The late Gov. Lawton Chiles was a man whose rural natural instincts led him to the hunting fields of Florida, where outwitting a wild turkey at first light of day topped winning a political debate.
One can read about his country adventures, but little is known of a decision he made while in the U.S. Senate that led to lives being saved on the Gulf of Mexico.
In the early 1970s, a series of boating accidents, some fatal, took place off the Panhandle in an area south of Carrabelle and Apalachicola.
Pleasure craft being brought down the Mississippi River from upper states, including the Great Lakes area, encountered serious problems when they reached gulf waters.
Leaving Apalachicola, the usual departure point, boaters confronted a 160-mile straight course to reach Tarpon Springs or Clearwater Beach _ a stretch known as the Lonesome Leg.
The alternative to the offshore run was to follow the Big Bend coast, where shallow water was a concern.
Over time, the Coast Guard received several calls for assistance on the offshore route, occasionally from boats that had run out of fuel because of compass errors.
More often there were engine breakdowns, poor seamanship or, worse, boats disabled by stormy weather.
At least twice, boats were lost. On one rescue mission in extreme weather, a Coast Guard plane crashed, killing six aboard.
I was Times outdoors editor at the time and by chance met two men in the Inglis area north of Crystal River. As I recall, one was in the boat building business, the other in the Corps of Engineers.
They were concerned about the dangerous offshore waters and inquired if the Times would publish an article outlining the need for a lighted buoy course on the Big Bend coastal route to guide boats to safer waters. The Times ran a story as well as a supportive editorial.

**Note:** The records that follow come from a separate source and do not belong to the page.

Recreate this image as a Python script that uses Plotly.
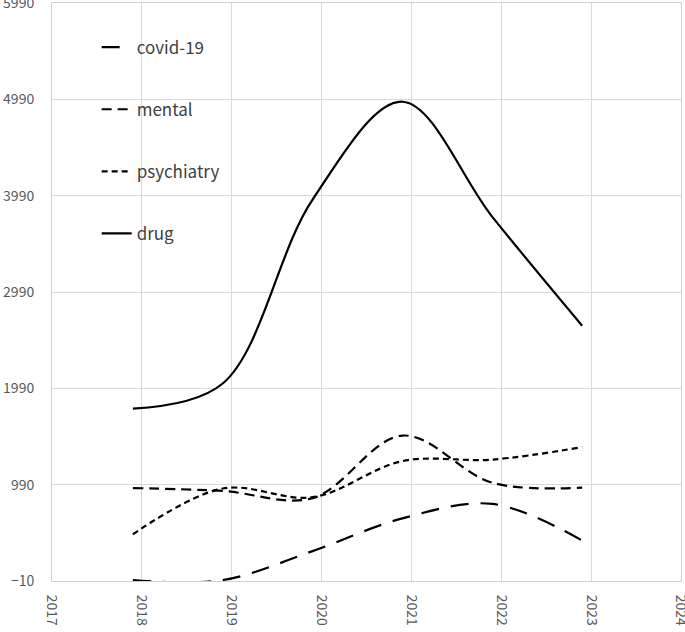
import plotly.graph_objects as go

# yearly points (sit a little left of each year gridline in the original)
years = [2017.9, 2018.9, 2019.9, 2020.9, 2021.9, 2022.9]

covid = [0, 0, 300, 640, 790, 410]
mental = [955, 925, 850, 1500, 1010, 960]
psychiatry = [475, 950, 860, 1235, 1250, 1380]
drug = [1780, 2040, 3950, 4965, 3770, 2640]

series = [
    ("covid-19", covid, "18px,12px"),
    ("mental", mental, "10px,6px"),
    ("psychiatry", psychiatry, "6px,4px"),
    ("drug", drug, "solid"),
]

FONT = "Noto Sans CJK JP"

fig = go.Figure()
for name, vals, dash in series:
    fig.add_trace(go.Scatter(
        x=years,
        y=vals,
        name=name,
        legendgroup=name,
        mode="lines",
        line=dict(color="black", width=2.2, dash=dash, shape="spline", smoothing=1.0),
    ))

fig.update_layout(
    width=685,
    height=632,
    margin=dict(l=52, r=4, t=3, b=51),
    paper_bgcolor="white",
    plot_bgcolor="white",
    font=dict(family=FONT, color="#595959", size=14),
    showlegend=True,
    legend=dict(
        x=0.071, y=0.954,
        xanchor="left", yanchor="top",
        bgcolor="rgba(0,0,0,0)",
        traceorder="grouped",
        tracegroupgap=37,
        font=dict(family=FONT, size=17, color="#404040"),
    ),
)

axis_style = dict(
    automargin=False,
    showgrid=True, gridcolor="#d9d9d9", gridwidth=1,
    showline=True, mirror=True, linecolor="#d0d0d0", linewidth=1,
    zeroline=False,
    ticks="",
    ticklabeloverflow="allow",
    tickfont=dict(family=FONT, size=14, color="#595959"),
)

fig.update_xaxes(
    range=[2017, 2024],
    tick0=2017, dtick=1,
    tickangle=90,
    ticklabelstandoff=10,
    **axis_style,
)
fig.update_yaxes(
    range=[-10, 5990],
    tick0=-10, dtick=1000,
    ticklabelstandoff=14,
    **axis_style,
)

# page has a default body margin that would push the chart off-window
fig.write_html(
    "out.html",
    config={"displayModeBar": False},
    post_script="document.body.style.margin='0';",
)
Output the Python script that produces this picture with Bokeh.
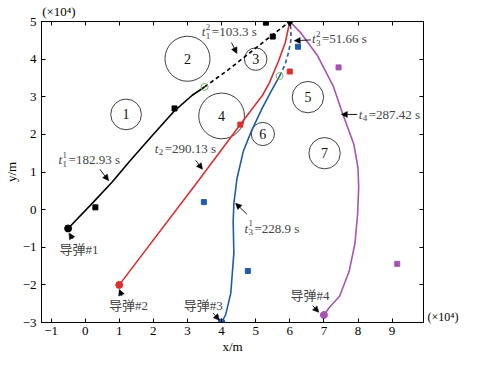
from bokeh.plotting import figure
from bokeh.models import (Range1d, FixedTicker, LinearAxis, CustomJSTickFormatter,
                          Label, Arrow, NormalHead)
from bokeh.embed import file_html
from bokeh.resources import INLINE

# ---------------- data (units of 10^4 m) ----------------
X_RANGE = (-1.28, 9.92)
Y_RANGE = (-3.0, 5.0)
x_ticks = [-1, 0, 1, 2, 3, 4, 5, 6, 7, 8, 9]
y_ticks = [-3, -2, -1, 0, 1, 2, 3, 4, 5]
scale_text = "(×10⁴)"
scale_top_x = [-0.77]
scale_right_y = [-2.86]
x_title = "x/m"
y_title = "y/m"

# obstacles
obs_x = [1.20, 3.00, 5.00, 4.00, 6.53, 5.21, 7.02]
obs_y = [2.53, 4.01, 4.00, 2.49, 2.99, 2.01, 1.50]
obs_r = [0.45, 0.66, 0.33, 0.67, 0.46, 0.34, 0.46]
obs_labels = ["1", "2", "3", "4", "5", "6", "7"]

# missile 1 (black)
m1_x = [-0.50, 0.24, 0.80, 1.31, 1.95, 2.58, 3.14, 3.50]
m1_y = [-0.50, 0.20, 0.74, 1.29, 1.95, 2.59, 3.04, 3.26]
m1d_x = [3.50, 4.20, 4.90, 5.50, 6.00]
m1d_y = [3.26, 3.72, 4.22, 4.65, 5.00]
# missile 2 (red)
m2_x = [1.00, 3.33, 4.55, 5.20, 5.40, 5.67, 5.87, 6.00]
m2_y = [-2.00, 0.78, 2.26, 3.04, 3.37, 3.95, 4.45, 5.00]
# missile 3 (blue)
m3_x = [4.00, 4.12, 4.27, 4.36, 4.34, 4.36, 4.45, 4.64, 4.88, 5.20, 5.44, 5.70]
m3_y = [-3.00, -2.79, -2.22, -1.15, -0.33, 0.16, 0.82, 1.56, 2.10, 2.71, 3.12, 3.55]
m3d_x = [5.70, 5.86, 5.97, 6.04, 6.03, 6.00]
m3d_y = [3.55, 3.85, 4.20, 4.55, 4.80, 5.00]
# missile 4 (purple)
m4_x = [7.00, 7.17, 7.46, 7.74, 7.91, 7.99, 8.02, 8.00, 7.88, 7.55, 7.27, 6.80, 6.33, 6.00]
m4_y = [-2.80, -2.59, -2.30, -1.64, -0.90, -0.10, 0.60, 1.10, 1.73, 2.55, 3.29, 4.11, 4.69, 5.00]

start_x = [-0.50, 1.00, 4.00, 7.00]
start_y = [-0.50, -2.00, -3.00, -2.80]
target_x = [6.00]
target_y = [5.00]
switch_x = [3.50, 5.70]
switch_y = [3.26, 3.55]

sq_black_x = [0.30, 2.62, 5.30, 5.50]
sq_black_y = [0.06, 2.69, 4.97, 4.60]
sq_red_x = [4.55, 6.00]
sq_red_y = [2.26, 3.67]
sq_blue_x = [3.48, 4.77, 6.24]
sq_blue_y = [0.20, -1.63, 4.33]
sq_purple_x = [7.43, 9.15]
sq_purple_y = [3.78, -1.44]

# time annotations
ann_x = [-0.78, 2.04, 3.42, 6.65, 8.02, 4.67]
ann_y = [1.33, 1.63, 4.73, 4.54, 2.53, -0.49]
ann_sub = ["1", "2", "1", "3", "4", "3"]
ann_sup = ["1", "", "2", "2", "", "1"]
ann_rest = ["=182.93 s", "=290.13 s", "=103.3 s", "=51.66 s", "=287.42 s", "=228.9 s"]

# missile name labels
ml_x = [-0.18, 1.27, 3.46, 6.59]
ml_y = [-1.07, -2.56, -2.55, -2.28]
ml_text = ["导弹#1", "导弹#2", "导弹#3", "导弹#4"]

# arrows
arr_x0 = [0.43, 3.24, 4.29, 6.62, 7.98, 4.74, -0.37, 1.08, 3.75, 6.67]
arr_y0 = [1.07, 1.31, 4.44, 4.51, 2.53, -0.12, -0.78, -2.30, -2.75, -2.55]
arr_x1 = [0.69, 3.44, 4.45, 6.13, 7.51, 4.41, -0.47, 1.00, 3.94, 6.85]
arr_y1 = [0.77, 1.07, 4.15, 4.49, 2.53, 0.17, -0.62, -2.12, -2.94, -2.73]

# ---------------- styles ----------------
SERIF = "Liberation Serif"
CJK = "'Liberation Serif', 'Noto Sans CJK SC'"
BLACK = "#000000"
RED = "#dc2f2f"
BLUE = "#1f5ba8"
PURPLE = "#a852b4"
GREEN = "#7ab55c"

p = figure(width=461, height=356,
           x_range=Range1d(*X_RANGE), y_range=Range1d(*Y_RANGE),
           output_backend="svg", toolbar_location=None,
           min_border_left=34, min_border_right=30,
           min_border_top=17, min_border_bottom=30)
p.grid.visible = False
p.outline_line_color = "black"
p.outline_line_width = 1
p.background_fill_color = "white"
p.border_fill_color = "white"

fmt = CustomJSTickFormatter(code="return tick < 0 ? '\\u2212' + Math.abs(tick) : String(tick);")


def style_axis(ax, ticks, show):
    ax.ticker = FixedTicker(ticks=ticks)
    ax.formatter = fmt if show else CustomJSTickFormatter(code="return '';")
    ax.major_tick_in = 4
    ax.major_tick_out = 0
    ax.minor_tick_in = 0
    ax.minor_tick_out = 0
    ax.axis_line_color = "black"
    ax.major_tick_line_color = "black"
    ax.major_label_text_font = SERIF
    ax.major_label_text_font_size = "13px" if show else "0px"
    ax.major_label_text_color = "black"
    ax.major_label_standoff = 4 if show else 0


def text_axis(ax, ticks, standoff):
    ax.ticker = FixedTicker(ticks=ticks)
    ax.formatter = CustomJSTickFormatter(code="return %r;" % scale_text)
    ax.major_tick_in = 0
    ax.major_tick_out = 0
    ax.minor_tick_in = 0
    ax.minor_tick_out = 0
    ax.axis_line_color = None
    ax.major_tick_line_color = None
    ax.major_label_text_font = SERIF
    ax.major_label_text_font_size = "13px"
    ax.major_label_text_color = "black"
    ax.major_label_standoff = standoff


xa = p.xaxis[0]
ya = p.yaxis[0]
style_axis(xa, x_ticks, True)
style_axis(ya, y_ticks, True)
ya.major_label_standoff = 5
xa.axis_label = x_title
ya.axis_label = y_title
for ax in (xa, ya):
    ax.axis_label_text_font = SERIF
    ax.axis_label_text_font_size = "13px"
    ax.axis_label_text_font_style = "normal"
    ax.axis_label_text_color = "black"
    ax.axis_label_standoff = 1

top = LinearAxis()
style_axis(top, x_ticks, False)
p.add_layout(top, "above")
top_txt = LinearAxis()
text_axis(top_txt, scale_top_x, 3)
p.add_layout(top_txt, "above")

right = LinearAxis()
style_axis(right, y_ticks, False)
p.add_layout(right, "right")
right_txt = LinearAxis()
text_axis(right_txt, scale_right_y, 4)
right_txt.major_label_text_font_size = "12px"
p.add_layout(right_txt, "right")

# obstacles
p.circle(x=obs_x, y=obs_y, radius=obs_r, fill_color=None,
         line_color="#2a2a2a", line_width=0.9)
for xx, yy, tt in zip(obs_x, obs_y, obs_labels):
    p.add_layout(Label(x=xx, y=yy, text=tt, text_font=SERIF, text_font_size="14px",
                       text_align="center", text_baseline="middle", text_color="#111111"))

# trajectories
p.line(m1_x, m1_y, line_color=BLACK, line_width=1.6)
p.line(m1d_x, m1d_y, line_color=BLACK, line_width=1.6, line_dash="4 3")
p.line(m2_x, m2_y, line_color=RED, line_width=1.6)
p.line(m3_x, m3_y, line_color=BLUE, line_width=1.6)
p.line(m3d_x, m3d_y, line_color=BLUE, line_width=1.6, line_dash="4 3")
p.line(m4_x, m4_y, line_color=PURPLE, line_width=1.6)

# markers
p.scatter(sq_black_x, sq_black_y, marker="square", size=5, color=BLACK)
p.scatter(sq_red_x, sq_red_y, marker="square", size=5, color=RED)
p.scatter(sq_blue_x, sq_blue_y, marker="square", size=5, color=BLUE)
p.scatter(sq_purple_x, sq_purple_y, marker="square", size=5, color=PURPLE)
p.scatter(start_x, start_y, marker="circle", size=7,
          color=[BLACK, RED, BLUE, PURPLE])
p.scatter(switch_x, switch_y, marker="circle", size=7, fill_color=None,
          line_color=GREEN, line_width=1)
p.scatter(target_x, target_y, marker="diamond", size=9, color=BLACK)

# arrows
for a, b, c, d in zip(arr_x0, arr_y0, arr_x1, arr_y1):
    p.add_layout(Arrow(end=NormalHead(size=6, fill_color="black", line_color="black",
                                      line_width=0.5),
                       x_start=a, y_start=b, x_end=c, y_end=d,
                       line_color="black", line_width=0.9))

# time annotations: t with subscript / superscript
for xx, yy, sb, sp, rest in zip(ann_x, ann_y, ann_sub, ann_sup, ann_rest):
    p.add_layout(Label(x=xx, y=yy, text="t", text_font=SERIF, text_font_size="13px",
                       text_font_style="italic", text_baseline="middle"))
    p.add_layout(Label(x=xx, y=yy, text=sb, text_font=SERIF, text_font_size="9px",
                       text_baseline="middle", x_offset=4, y_offset=-4))
    if sp:
        p.add_layout(Label(x=xx, y=yy, text=sp, text_font=SERIF, text_font_size="9px",
                           text_baseline="middle", x_offset=4, y_offset=5))
    p.add_layout(Label(x=xx, y=yy, text=rest, text_font=SERIF, text_font_size="13px",
                       text_baseline="middle", x_offset=10))

# missile labels
for xx, yy, tt in zip(ml_x, ml_y, ml_text):
    p.add_layout(Label(x=xx, y=yy, text=tt, text_font=CJK, text_font_size="13px",
                       text_align="center", text_baseline="middle"))

open("out.html", "w").write(file_html(p, INLINE))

Months later, I met with a Coast Guard officer from Miami. He unrolled a chart and spread it on a large table. It was the route for the proposed channel with six lighted buoys. The officer implied that then-Sen. Chiles was influential in having the course installed despite political obstacles.
That was 24 years ago. Chiles has passed on, but those tall buoys still are maintained by the Coast Guard, six monuments to a man who cared for people both ashore or afloat.